Opinion

A centrist Barack Obama finally emerges, but too little too late

Photo of Jeffrey Scott Shapiro
Jeffrey Scott Shapiro
Investigative Journalist

When I first saw Barack Obama speak, at the Democratic National Convention in 2004, I was impressed with his bipartisan approach. But I haven’t seen that version of the president since then — that is, until Tuesday night.

On Tuesday night, the president presented himself as an even-keeled, intelligent, centrist political leader who values all Americans and can see all sides of an issue. He praised America’s free-enterprise system and explained that although he supports reasonable measures on gun control, he believes in the Second Amendment.

He was not the leftist community organizer that he has acted like for the past several years.

When I saw Obama speak at the 2004 Democratic National Convention, I was serving as a member of Senator John Kerry’s legal team. It was a politically sensitive time for me because although I was a liberal who respected Senator Kerry, I also supported the liberation of Iraq.

I was incredibly disappointed in the Democratic Party’s decision to oppose the war, and there was an air of arrogance and anti-American sentiment echoing throughout the convention hall. There was, however, a silver lining in the words of a then-Illinois state senator named Barack Obama, who was running for U.S. Senate:

“The pundits, the pundits like to slice-and-dice our country into red states and blue states; red states for Republicans, blue states for Democrats. But I’ve got news for them, too. We worship an awesome God in the blue states, and we don’t like federal agents poking around in our libraries in the red states. We coach Little League in the blue states and yes, we’ve got some gay friends in the red states. There are patriots who opposed the war in Iraq and there are patriots who supported the war in Iraq. We are one people, all of us pledging allegiance to the stars and stripes, all of us are defending the United States of America.”

Those words left me with hope that the Democratic Party had not completely adopted the virulent anti-Bush perspective and lies illustrated in “Fahrenheit 9/11.”

Despite Obama’s bipartisan words, the visceral hatred for President Bush continued, and that November I voted Republican for the first time in my life.

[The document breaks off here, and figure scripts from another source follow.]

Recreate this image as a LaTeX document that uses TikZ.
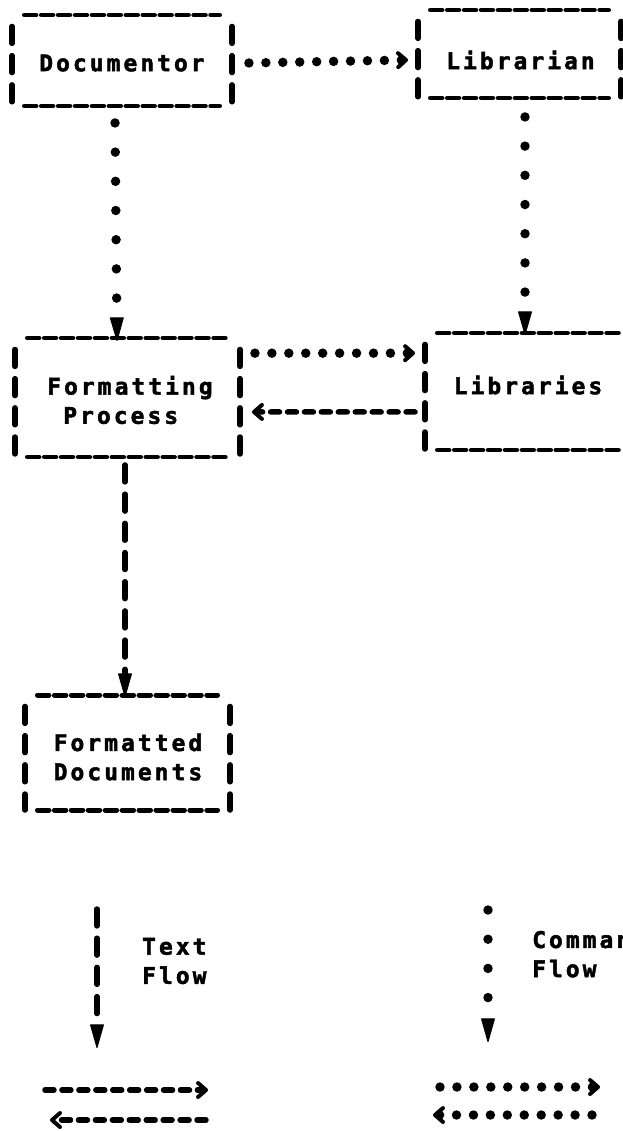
\documentclass[tikz,border=0pt]{standalone}
\usepackage{fontspec}
\newfontfamily\pf[LetterSpace=13.3, FakeBold=2]{DejaVu Sans Mono}
\usetikzlibrary{arrows.meta}
\begin{document}
\begin{tikzpicture}[x=1bp, y=-1bp,
  pfont/.style={font=\fontsize{23}{29.3}\selectfont\pf\bfseries},
  hline/.style={draw, line width=5pt, line cap=round, dash pattern=on 11.5pt off 5.5pt},
  vbar/.style={draw, line width=5.5pt, line cap=round, dash pattern=on 17pt off 12.3pt},
  abox/.style={rectangle, inner sep=0pt, outer sep=0pt,
    append after command={
      ([xshift=12.5pt]\tikzlastnode.north west) edge[hline] ([xshift=-12.5pt]\tikzlastnode.north east)
      ([xshift=12.5pt]\tikzlastnode.south west) edge[hline] ([xshift=-12.5pt]\tikzlastnode.south east)
      ([yshift=-11.5pt]\tikzlastnode.north west) edge[vbar] (\tikzlastnode.south west)
      ([yshift=-11.5pt]\tikzlastnode.north east) edge[vbar] (\tikzlastnode.south east)
    }},
  lbl/.style={pfont, inner sep=0pt, align=left},
  cmd/.style={draw, line width=9.5pt, line cap=round, dash pattern=on 0pt off 17pt},
  cmdv/.style={draw, line width=9.5pt, line cap=round, dash pattern=on 0pt off 29.3pt},
  txt/.style={draw, line width=5.5pt, line cap=round, dash pattern=on 9pt off 8pt},
  txtv/.style={draw, line width=5.5pt, line cap=round, dash pattern=on 17pt off 12.3pt},
  chev/.tip={Straight Barb[length=8pt, width=14pt, line width=4pt, round]},
  vtip/.tip={Triangle[length=25pt, width=14pt, line width=1pt, round]},
]
\fill[white] (0,0) rectangle (623,1131);
\useasboundingbox (0,0) rectangle (623,1131);
\clip (0,0) rectangle (623,1131);

% boxes
\node[abox, minimum width=220bp, minimum height=91bp,
  label={[lbl, yshift=-2.5bp]center:Documentor}] (doc) at (122,60.5) {};
\node[abox, minimum width=203bp, minimum height=88bp,
  label={[lbl, xshift=1bp, yshift=-6bp]center:Librarian}] (lib) at (519.5,54) {};
\node[abox, minimum width=225bp, minimum height=119bp,
  label={[lbl, xshift=2.5bp, yshift=-2.5bp]center:{Formatting\\\hspace*{16bp}Process}}] (fmt) at (127.5,397.5) {};
\node[abox, minimum width=211bp, minimum height=117bp,
  label={[lbl, xshift=-2.5bp, yshift=6.5bp]center:Libraries}] (libs) at (530.5,391.5) {};
\node[abox, minimum width=205bp, minimum height=115bp,
  label={[lbl, xshift=0.5bp, yshift=-4.5bp]center:{Formatted\\Documents}}] (fdoc) at (127.5,752.5) {};

% connectors
\draw[cmd, -chev] ([xshift=17pt, yshift=-2.5pt]doc.east) -- ([xshift=-10pt, yshift=-6pt]lib.west);
\draw[cmdv, -vtip] ([xshift=-7pt, yshift=-17pt]doc.south) -- ([xshift=-10.5pt, yshift=-3pt]fmt.north);
\draw[cmdv, -vtip] ([xshift=5.5pt, yshift=-19pt]lib.south) -- ([xshift=-5.5pt, yshift=-2pt]libs.north);
\draw[cmd, -chev] ([xshift=15pt, yshift=44.5pt]fmt.east) -- ([xshift=-10pt, yshift=38.5pt]libs.west);
\draw[txt, -chev] ([xshift=-10pt, yshift=-20.5pt]libs.west) -- ([xshift=12pt, yshift=-14.5pt]fmt.east);
\draw[txtv, -vtip] ([xshift=-2.5pt, yshift=-8pt]fmt.south) -- ([xshift=-2.5pt, yshift=-2pt]fdoc.north);

% legend
\coordinate (tfa) at (97,909);
\coordinate (tfb) at (97,1048);
\draw[txtv, -vtip] (tfa) -- (tfb);
\node[lbl, anchor=west] (tflabel) at (142,961) {Text\\Flow};

\coordinate (cfa) at (488,910);
\coordinate (cfb) at (488,1042);
\draw[cmdv, -vtip] (cfa) -- (cfb);
\node[lbl, anchor=west] (cflabel) at (532,954) {Command\\Flow};

\coordinate (ta1) at (45,1090);
\coordinate (ta2) at (208,1090);
\draw[txt, -chev] (ta1) -- (ta2);
\coordinate (tb1) at (206,1120);
\coordinate (tb2) at (50,1120);
\draw[txt, -chev] (tb1) -- (tb2);

\coordinate (ca1) at (440,1087);
\coordinate (ca2) at (600,1087);
\draw[cmd, -chev] (ca1) -- (ca2);
\coordinate (cb1) at (592,1115);
\coordinate (cb2) at (433,1115);
\draw[cmd, -chev] (cb1) -- (cb2);
\end{tikzpicture}
\end{document}
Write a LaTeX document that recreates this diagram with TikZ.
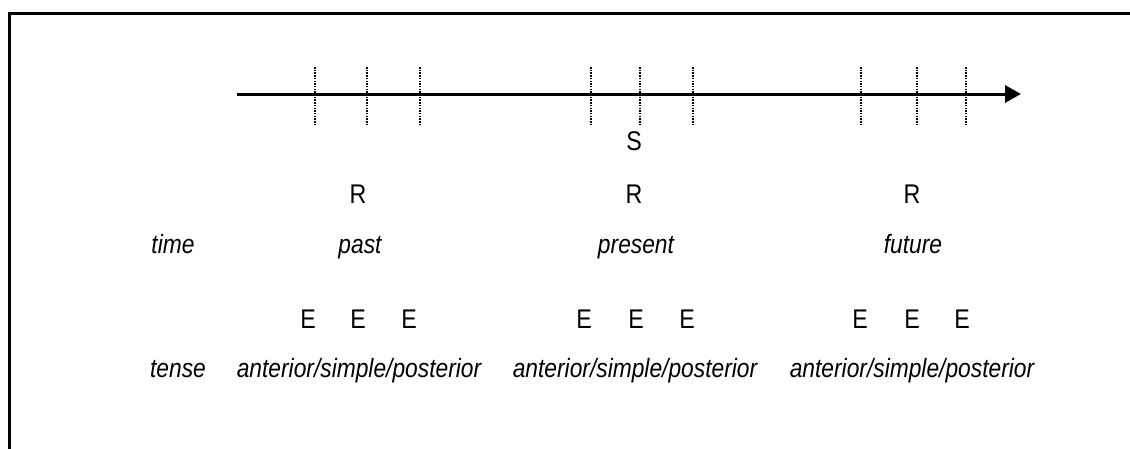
\documentclass[tikz,border=0pt]{standalone}
\usepackage{fontspec}
\newfontfamily\diagfont[FakeStretch=0.86]{Liberation Sans}
\usetikzlibrary{arrows.meta}
\tikzset{
    framebox/.style={draw, line width=3pt},
    timeline/.style={-{Triangle[length=16pt, width=17pt]}, line width=3pt},
    tickline/.style={line width=1.8pt, dash pattern=on 1.5pt off 1.2pt},
    letternode/.style={inner sep=0pt, anchor=base, font=\diagfont\fontsize{27}{31}\selectfont},
    wordnode/.style={inner sep=0pt, anchor=base, font=\diagfont\fontsize{26.5}{30}\selectfont\itshape}
}

\begin{document}
\begin{tikzpicture}[x=1pt, y=-1pt]
        \useasboundingbox (0,0) rectangle (1130,448);
        \clip (0,0) rectangle (1130,448);
        \draw[framebox] (9,13) rectangle (1200,500);

        % time axis with the three groups of E positions
        \coordinate (axstart) at (237,94);
        \coordinate (axend) at (1021,94);
        \draw[timeline] (axstart) -- (axend);

        \draw[tickline] (315,67) -- (315,124);
        \draw[tickline] (367,67) -- (367,124);
        \draw[tickline] (420,67) -- (420,124);
        \draw[tickline] (591,67) -- (591,124);
        \draw[tickline] (640,67) -- (640,124);
        \draw[tickline] (693,67) -- (693,124);
        \draw[tickline] (861,67) -- (861,124);
        \draw[tickline] (917,67) -- (917,124);
        \draw[tickline] (966,67) -- (966,124);

        % speech time and reference points
        \node[letternode] (speech) at (634,150) {S};
        \node[letternode] (refpast) at (358,203) {R};
        \node[letternode] (refpres) at (634,203) {R};
        \node[letternode] (reffut) at (912,203) {R};

        \node[wordnode] (timelbl) at (173,253) {time};
        \node[wordnode] (past) at (360,253) {past};
        \node[wordnode] (present) at (636,253) {present};
        \node[wordnode] (future) at (913,253) {future};

        % event points
        \node[letternode] (epasta) at (308,328) {E};
        \node[letternode] (epastb) at (358,328) {E};
        \node[letternode] (epastc) at (409,328) {E};
        \node[letternode] (epresa) at (584,328) {E};
        \node[letternode] (epresb) at (636,328) {E};
        \node[letternode] (epresc) at (687,328) {E};
        \node[letternode] (efuta) at (860,328) {E};
        \node[letternode] (efutb) at (912,328) {E};
        \node[letternode] (efutc) at (962,328) {E};

        \node[wordnode] (tenselbl) at (178,377) {tense};
        \node[wordnode] (tensepast) at (359,377) {anterior/simple/posterior};
        \node[wordnode] (tensepres) at (635,377) {anterior/simple/posterior};
        \node[wordnode] (tensefut) at (912,377) {anterior/simple/posterior};
\end{tikzpicture}
\end{document}
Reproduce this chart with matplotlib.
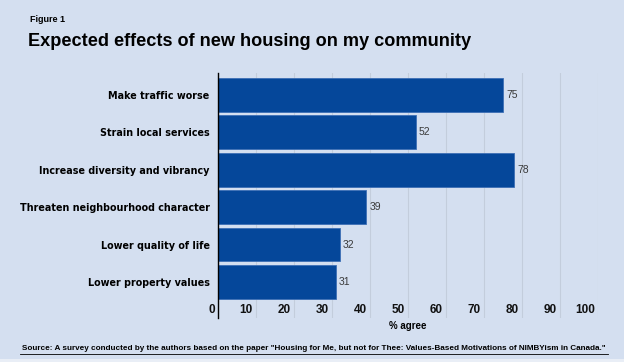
import matplotlib.pyplot as plt
from matplotlib.lines import Line2D
from matplotlib.patches import Rectangle
from matplotlib.transforms import blended_transform_factory

categories = ["Make traffic worse", "Strain local services", "Increase diversity and vibrancy",
              "Threaten neighbourhood character", "Lower quality of life", "Lower property values"]
values = [75, 52, 78, 39, 32, 31]
xticks = [0, 10, 20, 30, 40, 50, 60, 70, 80, 90, 100]

bg = "#d4dff0"
barcol = "#05479a"

fig = plt.figure(figsize=(6.24, 3.62), dpi=100)
fig.patch.set_facecolor(bg)
# thin light strip at the very bottom
fig.add_artist(Rectangle((0, 0), 1, 3/362, transform=fig.transFigure, color="#e9eef6", lw=0))

# axes: x 218..598 px, y 73..318 px
ax = fig.add_axes([218/624, 1 - 318/362, 380/624, 245/362])
ax.set_facecolor(bg)

ypos = list(range(len(categories)))
ax.barh(ypos, values, height=0.9, color=barcol, edgecolor="#3d6fb5", linewidth=0.6, zorder=3)
ax.set_ylim(5.96, -0.58)
ax.set_xlim(0, 100)

for y, v in zip(ypos, values):
    ax.text(v + 0.8, y, str(v), va="center", ha="left", fontsize=7.5, color="#3a3a3a",
            family="Liberation Sans")

ax.set_yticks(ypos)
ax.set_yticklabels(categories, fontsize=6.9, fontweight="bold", family="DejaVu Sans")
ax.tick_params(axis="y", length=0, pad=6)

ax.set_xticks(xticks)
ax.set_xticklabels([])
ax.tick_params(axis="x", length=0)
ax.grid(axis="x", color="#c3cddc", linewidth=0.8, zorder=0)

tr = blended_transform_factory(ax.transData, ax.transAxes)
for t in xticks:
    ax.text(t - 0.8, 0.01, str(t), transform=tr, ha="right", va="bottom", fontsize=8.5,
            fontweight="bold", family="Liberation Sans", color="#111111")

for s in ["top", "right", "bottom"]:
    ax.spines[s].set_visible(False)
ax.spines["left"].set_color("black")
ax.spines["left"].set_linewidth(1.0)
ax.spines["left"].set_zorder(5)

fig.text(408/624, 1 - 326/362, "% agree", ha="center", va="center", fontsize=7,
         fontweight="bold", family="Liberation Sans")

fig.text(30/624, 1 - 19/362, "Figure 1", ha="left", va="center", fontsize=6.5,
         fontweight="bold", family="Liberation Sans")
fig.text(28/624, 1 - 42/362, "Expected effects of new housing on my community", ha="left",
         va="center", fontsize=13.1, fontweight="bold", family="Liberation Sans")

src = ('Source: A survey conducted by the authors based on the paper "Housing for Me, but not for Thee: '
       'Values-Based Motivations of NIMBYism in Canada."')
fig.text(314/624, 1 - 349/362, src, ha="center", va="center", fontsize=5.82,
         fontweight="bold", family="Liberation Sans")
fig.add_artist(Line2D([20/624, 608/624], [1 - 353.5/362, 1 - 353.5/362], color="black", linewidth=0.6))

fig.savefig("out.png", dpi=100, facecolor=bg)
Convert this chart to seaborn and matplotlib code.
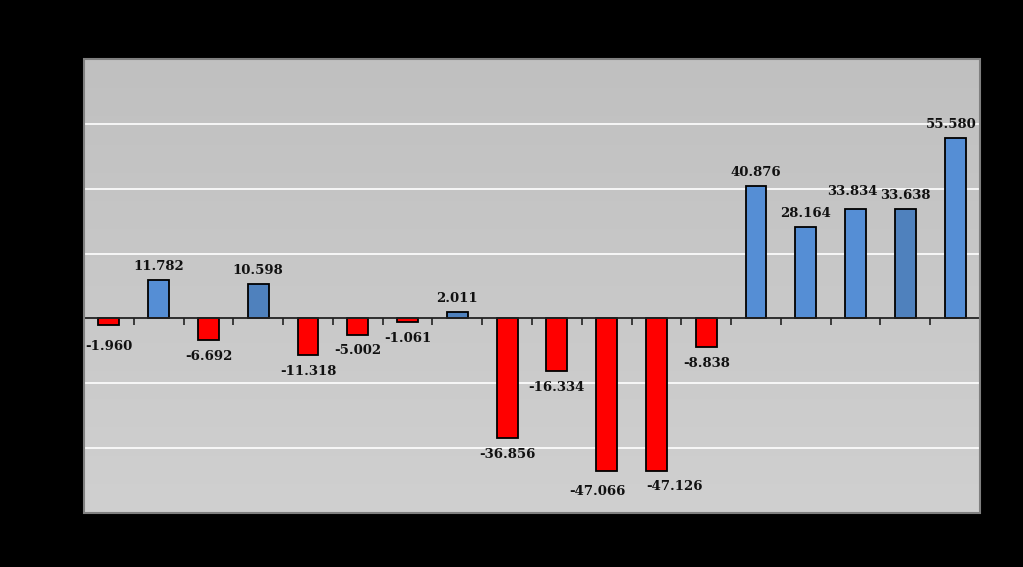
import numpy as np
import matplotlib
matplotlib.use("Agg")
import matplotlib.pyplot as plt
import seaborn as sns
from matplotlib.patches import Rectangle

categories = [f"C{i+1}" for i in range(18)]
values = [-1.960, 11.782, -6.692, 10.598, -11.318, -5.002, -1.061, 2.011,
          -36.856, -16.334, -47.066, -47.126, -8.838, 40.876, 28.164,
          33.834, 33.638, 55.580]
labels = ["-1.960", "11.782", "-6.692", "10.598", "-11.318", "-5.002", "-1.061",
          "2.011", "-36.856", "-16.334", "-47.066", "-47.126", "-8.838",
          "40.876", "28.164", "33.834", "33.638", "55.580"]
dark_blue_idx = [3, 7, 16]

# label nudges (points) to mimic hand-placed labels
nudges = {0: (0, -4), 10: (-7, -3), 11: (13, 1), 15: (-2, 3), 17: (-3, 0)}

RED = "#FF0000"
BLUE = "#558ED5"
DBLUE = "#4F81BD"
colors = []
for i, v in enumerate(values):
    if v < 0:
        colors.append(RED)
    elif i in dark_blue_idx:
        colors.append(DBLUE)
    else:
        colors.append(BLUE)

sns.set_style("white")
fig = plt.figure(figsize=(10.23, 5.67), dpi=100, facecolor="black")
ax = fig.add_axes([84/1023, 54/567, (980-84)/1023, (513-59)/567])

# gradient background
grad = np.linspace(0, 1, 256).reshape(-1, 1)
ax.imshow(grad, extent=[0, 1, 0, 1], transform=ax.transAxes, aspect="auto",
          cmap=matplotlib.colors.LinearSegmentedColormap.from_list("g", ["#c0c0c0", "#d0d0d0"]),
          origin="upper", zorder=0)

sns.barplot(x=categories, y=values, hue=categories, palette=colors, legend=False,
            saturation=1, width=0.42, edgecolor="black", linewidth=1.3, ax=ax, zorder=3)

ax.set_ylim(-60, 80)
ax.set_xlim(-0.5, len(values) - 0.5)
ax.set_yticks([-40, -20, 20, 40, 60])
ax.yaxis.grid(True, color="white", linewidth=1.2, zorder=1)
ax.set_axisbelow(True)
ax.tick_params(axis="y", length=0, labelleft=False)

for s in ["top", "right", "left"]:
    ax.spines[s].set_visible(False)
ax.spines["bottom"].set_position(("data", 0))
ax.spines["bottom"].set_color("#222222")
ax.spines["bottom"].set_linewidth(1.3)
ax.spines["bottom"].set_zorder(4)
ax.set_xticks(np.arange(-0.5, len(values) + 0.5, 1.0))
ax.set_xticklabels([])
ax.tick_params(axis="x", direction="out", length=5, width=1.2, color="#222222",
               bottom=True)
ax.set_xlabel("")
ax.set_ylabel("")

frame = Rectangle((0, 0), 1, 1, transform=ax.transAxes, fill=False,
                  edgecolor="#808080", linewidth=1.5, zorder=5, clip_on=False)
ax.add_patch(frame)

for i, (v, lab) in enumerate(zip(values, labels)):
    dx, dy = nudges.get(i, (0, 0))
    if v >= 0:
        ax.annotate(lab, (i, v), xytext=(dx, 5 + dy), textcoords="offset points",
                    ha="center", va="bottom", fontsize=9.5, fontweight="bold",
                    family="DejaVu Serif", color="#111111", zorder=6)
    else:
        ax.annotate(lab, (i, v), xytext=(dx, -7 + dy), textcoords="offset points",
                    ha="center", va="top", fontsize=9.5, fontweight="bold",
                    family="DejaVu Serif", color="#111111", zorder=6)

fig.savefig("out.png", dpi=100, facecolor="black")
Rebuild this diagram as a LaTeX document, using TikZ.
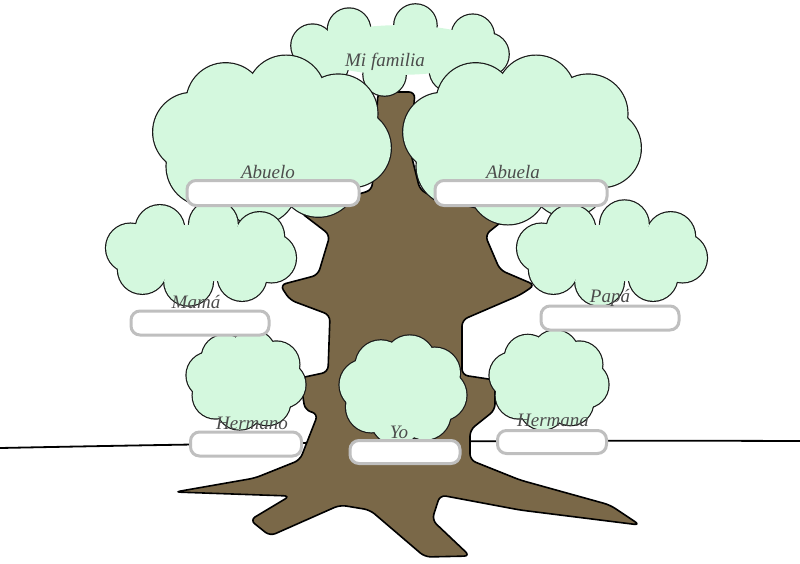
\documentclass[tikz,border=0pt]{standalone}
\usepackage{fontspec}
\setmainfont{Liberation Serif}
\begin{document}
\begin{tikzpicture}[x=1pt,y=-1pt,
  lbl/.style={font=\itshape\fontsize{19}{19}\selectfont, text=black!70},
  lblbox/.style={draw=black!25, line width=3pt, fill=white, rounded corners=9pt},
  cloudline/.style={draw=black!90, line width=2.4pt},
  cloudfill/.style={fill=leaf}]
\definecolor{leaf}{HTML}{D4F8DE}
\definecolor{bark}{HTML}{7A6848}
\newcommand\mycloud[4]{%
  \pgfmathsetmacro\rr{0.46*min(#3,#4)}%
  \pgfmathsetmacro\ax{#3-\rr}\pgfmathsetmacro\ay{#4-\rr}%
  \foreach \a in {10,55,...,325}{\draw[cloudline] ({#1+\ax*cos(\a)},{#2+\ay*sin(\a)}) circle[radius=\rr];}%
  \foreach \a in {10,55,...,325}{\fill[leaf] ({#1+\ax*cos(\a)},{#2+\ay*sin(\a)}) circle[radius=\rr];}%
  \fill[leaf] (#1,#2) ellipse[x radius=\ax, y radius=\ay];}
\useasboundingbox (0,0) rectangle (800,563);
\draw[line width=1.8pt] (0,448) .. controls (300,442) and (500,440) .. (800,441);
\fill[bark, draw=black, line width=1.6pt, rounded corners=6pt]
 (378,92) -- (372,190) -- (300,212) -- (330,235) -- (318,275) -- (280,285) -- (290,300)
 -- (330,315) -- (328,372) -- (300,378) -- (305,410) -- (318,414) -- (300,460) -- (255,478)
 -- (175,492) -- (290,496) -- (250,520) -- (270,536) -- (340,505) -- (370,510) -- (425,557)
 -- (470,556) -- (432,520) -- (440,495) -- (520,510) -- (640,525) -- (610,505) -- (520,480)
 -- (470,460) -- (470,430) -- (495,410) -- (495,380) -- (462,375) -- (462,320) -- (520,295)
 -- (535,285) -- (500,270) -- (485,235) -- (510,215) -- (440,200) -- (420,190) -- (410,150)
 -- (415,92) -- cycle;
\mycloud{400}{50}{110}{46}
\mycloud{272}{140}{120}{85}
\mycloud{522}{140}{120}{85}
\mycloud{201}{253}{96}{53}
\mycloud{612}{253}{96}{53}
\mycloud{246}{380}{60}{50}
\mycloud{403}{390}{64}{55}
\mycloud{549}{380}{60}{50}
\node[lblbox, minimum width=172pt, minimum height=25pt] (b1) at (273,193) {};
\node[lblbox, minimum width=172pt, minimum height=25pt] (b2) at (521,193) {};
\node[lblbox, minimum width=138pt, minimum height=24pt] (b3) at (200,323) {};
\node[lblbox, minimum width=138pt, minimum height=24pt] (b4) at (610,318) {};
\node[lblbox, minimum width=111pt, minimum height=24pt] (b5) at (246,444) {};
\node[lblbox, minimum width=110pt, minimum height=23pt] (b6) at (405,452) {};
\node[lblbox, minimum width=109pt, minimum height=23pt] (b7) at (552,442) {};
\node[lbl] (t0) at (385,62) {Mi familia};
\node[lbl] (t1) at (268,172) {Abuelo};
\node[lbl] (t2) at (513,172) {Abuela};
\node[lbl] (t3) at (196,302) {Mamá};
\node[lbl] (t4) at (610,298) {Papá};
\node[lbl] (t5) at (252,423) {Hermano};
\node[lbl] (t6) at (399,432) {Yo};
\node[lbl] (t7) at (553,420) {Hermana};
\end{tikzpicture}
\end{document}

Barack Obama did emerge as the leader of the Democratic Party, but to my dismay he turned out to be nothing like the centrist, bipartisan leader that I saw at the 2004 convention. Instead, he was a radical leftist who capitalized on the unfair criticism of President George W. Bush. It often seemed like Obama’s entire 2008 presidential campaign was centered on viciously attacking Bush despite the fact that he was running against Senator John McCain. He exploited the anti-war sentiment in the Democratic Party, and rather than uniting America, he divided and polarized it more than any other candidate in my lifetime. He created legitimate fears on the right and in the center that he wanted to “fundamentally transform the United States of America.”

It wasn’t long before conservative columnists and investigative journalists began painting him as a closet socialist, someone with an unsavory agenda of pushing the United States toward a central planning system. Eventually, reports surfaced that Obama had promoted “wealth redistribution” on multiple occasions.

His relationships with former Weather Underground activist Bill Ayers, his hiring of admitted socialists like Van Jones and Carol Browner as White House cabinet members, and his open loyalty to Reverend Jeremiah Wright were deeply concerning.